JOB:
Begin at the first line of the data and copy each line through the one containing "regions = ['Eastern', 'Western', 'Southern']", that line included, with no pictures.

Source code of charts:
################

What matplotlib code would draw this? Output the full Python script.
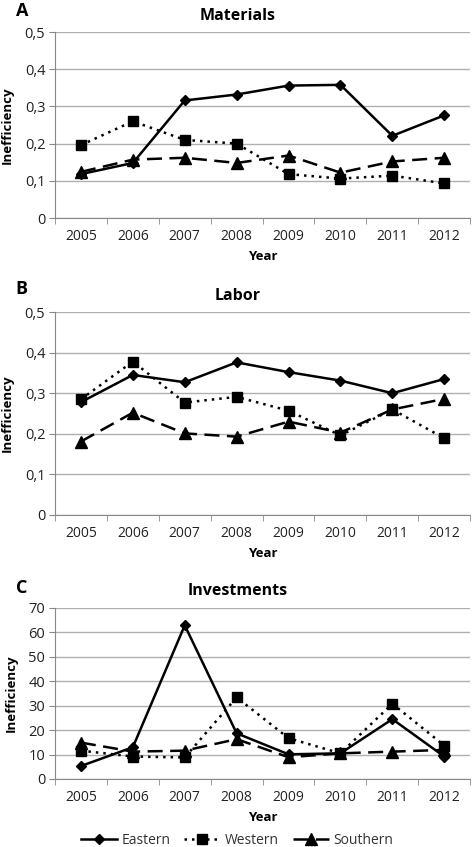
import numpy as np
import matplotlib.pyplot as plt
from matplotlib.ticker import FixedLocator, FuncFormatter
from matplotlib.lines import Line2D

plt.rcParams['font.family'] = ['Open Sans', 'DejaVu Sans']

years = ['2005', '2006', '2007', '2008', '2009', '2010', '2011', '2012']
regions = ['Eastern', 'Western', 'Southern']

materials_eastern = [0.118, 0.148, 0.316, 0.332, 0.356, 0.358, 0.221, 0.276]
materials_western = [0.196, 0.260, 0.210, 0.200, 0.118, 0.106, 0.114, 0.093]
materials_southern = [0.124, 0.157, 0.162, 0.148, 0.168, 0.122, 0.152, 0.162]

labor_eastern = [0.278, 0.345, 0.327, 0.376, 0.352, 0.331, 0.300, 0.335]
labor_western = [0.285, 0.378, 0.277, 0.291, 0.257, 0.196, 0.260, 0.189]
labor_southern = [0.181, 0.252, 0.201, 0.193, 0.230, 0.203, 0.260, 0.286]

invest_eastern = [5.3, 13.0, 62.9, 18.7, 10.1, 10.5, 24.5, 9.2]
invest_western = [11.6, 9.2, 8.8, 33.4, 16.7, 10.5, 30.8, 13.7]
invest_southern = [14.9, 11.2, 11.6, 16.3, 8.9, 10.5, 11.2, 11.9]

styles = {
    'Eastern': dict(linestyle='-', marker='D', markersize=5.5, linewidth=1.8),
    'Western': dict(linestyle=(0, (1, 2)), marker='s', markersize=7.5, linewidth=1.8),
    'Southern': dict(linestyle=(0, (6, 3)), marker='^', markersize=8, linewidth=1.8),
}

fig = plt.figure(figsize=(4.74, 8.47), dpi=100)

panels = [
    ('A', 'Materials', [materials_eastern, materials_western, materials_southern],
     [0.116, 0.7426, 0.876, 0.2196], np.arange(0, 0.51, 0.1), 0.5,
     lambda v, p: ('%.1f' % v).replace('.', ',') if v > 0 else '0'),
    ('B', 'Labor', [labor_eastern, labor_western, labor_southern],
     [0.116, 0.392, 0.876, 0.2396], np.arange(0, 0.51, 0.1), 0.5,
     lambda v, p: ('%.1f' % v).replace('.', ',') if v > 0 else '0'),
    ('C', 'Investments', [invest_eastern, invest_western, invest_southern],
     [0.116, 0.0803, 0.876, 0.2019], np.arange(0, 71, 10), 70,
     lambda v, p: '%d' % v),
]

x = np.arange(len(years))
for letter, title, series, rect, yticks, ymax, fmt in panels:
    ax = fig.add_axes(rect)
    for name, vals in zip(regions, series):
        ax.plot(x, vals, color='black', **styles[name], zorder=3)
    ax.set_xlim(-0.5, len(years) - 0.5)
    ax.set_ylim(0, ymax)
    ax.set_yticks(yticks)
    ax.yaxis.set_major_formatter(FuncFormatter(fmt))
    ax.set_xticks(x)
    ax.set_xticklabels(years)
    ax.xaxis.set_minor_locator(FixedLocator(np.arange(-0.5, len(years), 1.0)))
    ax.tick_params(axis='x', which='major', length=0, labelsize=10, pad=8,
                   labelcolor='#222222')
    ax.tick_params(axis='x', which='minor', length=4, color='#888888')
    ax.tick_params(axis='y', length=4, color='#888888', labelsize=10.5, pad=3,
                   labelcolor='#222222')
    ax.grid(axis='y', color='#b0b0b0', linewidth=1)
    ax.set_axisbelow(True)
    for s in ['top', 'right']:
        ax.spines[s].set_visible(False)
    for s in ['left', 'bottom']:
        ax.spines[s].set_color('#888888')
    ax.set_title(title, fontsize=11.5, fontweight='bold', pad=9, x=0.44)
    ax.set_xlabel('Year', fontsize=9.5, fontweight='bold', labelpad=4)
    ax.set_ylabel('Inefficiency', fontsize=9.5, fontweight='bold', labelpad=8)
    ax.text(-0.095, 1.115, letter, transform=ax.transAxes, fontsize=13,
            fontweight='bold', va='center', ha='left')

handles = [Line2D([0], [0], color='black', **styles[n]) for n in regions]
fig.legend(handles, regions, loc='center', bbox_to_anchor=(0.5, 0.008),
           ncol=3, frameon=False, fontsize=10, handlelength=2.6,
           columnspacing=1.0, handletextpad=0.3, labelcolor='#333333')

fig.savefig('out.png', dpi=100)
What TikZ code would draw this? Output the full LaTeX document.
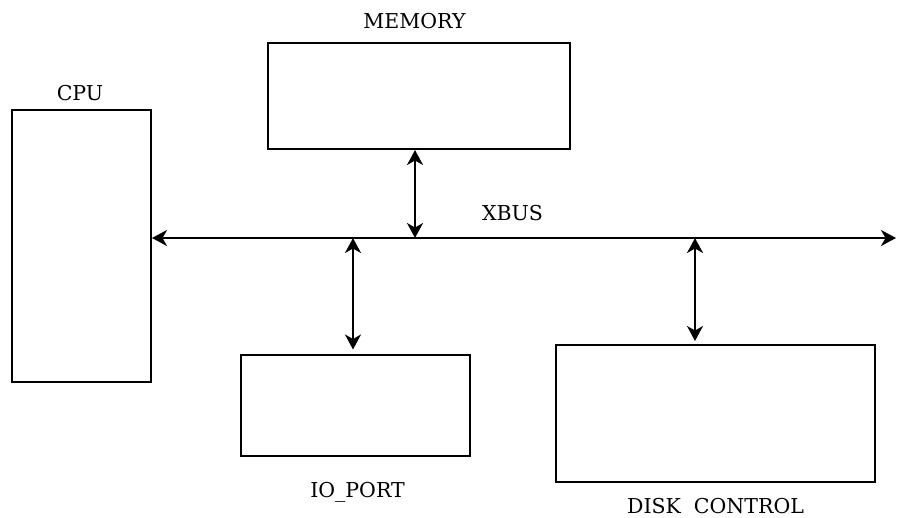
\documentclass[tikz,border=0pt]{standalone}
\usepackage{fontspec}
\setmainfont{DejaVu Serif}
\usepackage{tikz}
\usetikzlibrary{arrows.meta, calc}
\tikzset{
    unit/.style={rectangle,draw,line width=2pt,inner sep=0pt},
    tag/.style={inner sep=0pt,anchor=base,font=\fontsize{20.5}{24}\selectfont},
    link/.style={draw,line width=1.9pt,{Stealth[length=15pt,width=16pt,inset=4.5pt]}-{Stealth[length=15pt,width=16pt,inset=4.5pt]}},
    busdiagram/.style={
        x=1pt,y=-1pt,
        every edge/.style=link,
    }
}
\begin{document}
\begin{tikzpicture}[busdiagram]
\useasboundingbox (0,0) rectangle (897,517);
\node[unit, minimum width=139pt, minimum height=272pt] (cpu) at (81.5,246) {};
\node[unit, minimum width=302pt, minimum height=106pt] (mem) at (419,96) {};
\node[unit, minimum width=229pt, minimum height=101pt] (io) at (355.5,405) {};
\node[unit, minimum width=319pt, minimum height=137pt] (disk) at (715.5,413.5) {};
\node[tag] (cpulbl) at (80,100) {CPU};
\node[tag] (memlbl) at (414.5,28) {MEMORY};
\node[tag] (buslbl) at (512.5,220) {XBUS};
\node[tag] (iolbl) at (357.5,497) {IO\_PORT};
\node[tag] (disklbl) at (715.5,513) {DISK\ \ CONTROL};
% taps on the bus
\coordinate (busend) at (896,238);
\coordinate (tapmem) at (415,238);
\coordinate (tapio) at (353,238);
\coordinate (tapdisk) at (695,238);
\path
    (cpu.east |- busend) edge (busend)
    (mem.south -| tapmem) edge (tapmem)
    (tapio) edge ($(io.north -| tapio)+(0,-4)$)
    (tapdisk) edge ($(disk.north -| tapdisk)+(0,-3)$)
;
\end{tikzpicture}
\end{document}
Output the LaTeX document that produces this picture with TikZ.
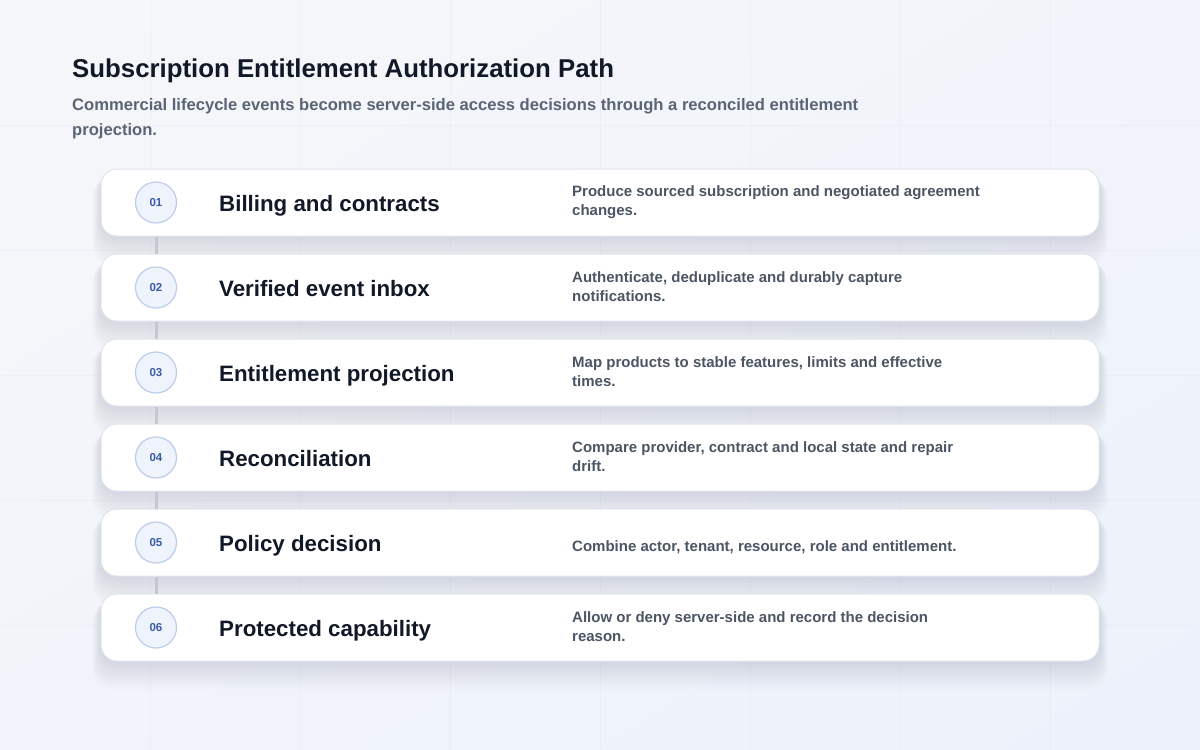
\documentclass[tikz,border=0pt]{standalone}
\usepackage{fontspec}
\setmainfont{Liberation Sans}
\usetikzlibrary{calc,shadings}
\definecolor{bgUL}{HTML}{F6F7FA}
\definecolor{bgUR}{HTML}{F1F4FA}
\definecolor{bgLL}{HTML}{F1F4FA}
\definecolor{bgLR}{HTML}{ECF1FB}
\definecolor{gridc}{HTML}{E4E8F0}
\definecolor{titlec}{HTML}{111827}
\definecolor{subc}{HTML}{5B6474}
\definecolor{descc}{HTML}{4B5563}
\definecolor{cardline}{HTML}{E0E4EC}
\definecolor{shadowc}{HTML}{7F8CAA}
\definecolor{numfill}{HTML}{EEF3FC}
\definecolor{numline}{HTML}{BCCDEB}
\definecolor{numtext}{HTML}{3A5BA6}
\definecolor{linkc}{HTML}{C3C7CF}
\tikzset{
  card/.style={draw=cardline, line width=1pt, fill=white, rounded corners=16pt,
    minimum width=998pt, minimum height=67pt, inner sep=0pt},
  numc/.style={circle, draw=numline, line width=1.2pt, fill=numfill, minimum size=41pt,
    inner sep=0pt, text=numtext, font=\fontsize{11.5}{13}\selectfont\bfseries},
  ttl/.style={anchor=base west, inner sep=0pt, text=titlec, font=\fontsize{22.3}{26}\selectfont\bfseries},
  desc/.style={inner sep=0pt, text=descc, align=left, font=\fontsize{15}{19}\selectfont\bfseries},
  link/.style={draw=linkc, line width=3pt},
}
\begin{document}
\begin{tikzpicture}[x=1pt,y=-1pt]
\useasboundingbox (0,0) rectangle (1200,750);
\shade[upper left=bgUL, upper right=bgUR, lower left=bgLL, lower right=bgLR] (0,0) rectangle (1200,750);
% faint grid
\foreach \gx in {150,300,...,1050} \draw[gridc, opacity=0.45, line width=1pt] (\gx,0) -- (\gx,750);
\foreach \gy in {125,250,...,625} \draw[gridc, opacity=0.45, line width=1pt] (0,\gy) -- (1200,\gy);
% header
\node[anchor=base west, inner sep=0pt, text=titlec, font=\fontsize{25.8}{30}\selectfont\bfseries] (title) at (72,77) {Subscription Entitlement Authorization Path};
\node[anchor=west, inner sep=0pt, text=subc, align=left, font=\fontsize{16.6}{25}\selectfont\bfseries] (subtitle) at (72,118.5) {Commercial lifecycle events become server-side access decisions through a reconciled entitlement\\projection.};
% shadows
\foreach \cy in {202.5,287.5,372.5,457.5,542.5,627.5} {
  \foreach \i in {1,...,14} {
    \fill[shadowc, opacity=0.014, rounded corners=18pt]
      (101-0.6*\i, \cy-30+0.4*\i) rectangle (1099+0.6*\i, \cy+34+2*\i);
  }
}
% cards
\node[card] (k1) at (600,202.5) {};
\node[card] (k2) at (600,287.5) {};
\node[card] (k3) at (600,372.5) {};
\node[card] (k4) at (600,457.5) {};
\node[card] (k5) at (600,542.5) {};
\node[card] (k6) at (600,627.5) {};
% number circles
\node[numc] (n1) at (156,202.5) {01};
\node[numc] (n2) at (156,287.5) {02};
\node[numc] (n3) at (156,372.5) {03};
\node[numc] (n4) at (156,457.5) {04};
\node[numc] (n5) at (156,542.5) {05};
\node[numc] (n6) at (156,627.5) {06};
% connectors between cards
\draw[link] (n1 |- k1.south) -- (n2 |- k2.north);
\draw[link] (n2 |- k2.south) -- (n3 |- k3.north);
\draw[link] (n3 |- k3.south) -- (n4 |- k4.north);
\draw[link] (n4 |- k4.south) -- (n5 |- k5.north);
\draw[link] (n5 |- k5.south) -- (n6 |- k6.north);
% titles
\node[ttl] (t1) at (219,211) {Billing and contracts};
\node[ttl] (t2) at (219,296) {Verified event inbox};
\node[ttl] (t3) at (219,381) {Entitlement projection};
\node[ttl] (t4) at (219,466) {Reconciliation};
\node[ttl] (t5) at (219,551) {Policy decision};
\node[ttl] (t6) at (219,636) {Protected capability};
% descriptions
\node[desc, anchor=west] (d1) at (572,202) {Produce sourced subscription and negotiated agreement\\changes.};
\node[desc, anchor=west] (d2) at (572,287) {Authenticate, deduplicate and durably capture\\notifications.};
\node[desc, anchor=west] (d3) at (572,372) {Map products to stable features, limits and effective\\times.};
\node[desc, anchor=west] (d4) at (572,457) {Compare provider, contract and local state and repair\\drift.};
\node[desc, anchor=base west] (d5) at (572,551.5) {Combine actor, tenant, resource, role and entitlement.};
\node[desc, anchor=west] (d6) at (572,627) {Allow or deny server-side and record the decision\\reason.};
\end{tikzpicture}
\end{document}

################

EXERCISE ANSWER:
What matplotlib code would draw this? Output the full Python script.
import numpy as np
import matplotlib.pyplot as plt
from matplotlib.ticker import FixedLocator, FuncFormatter
from matplotlib.lines import Line2D

plt.rcParams['font.family'] = ['Open Sans', 'DejaVu Sans']

years = ['2005', '2006', '2007', '2008', '2009', '2010', '2011', '2012']
regions = ['Eastern', 'Western', 'Southern']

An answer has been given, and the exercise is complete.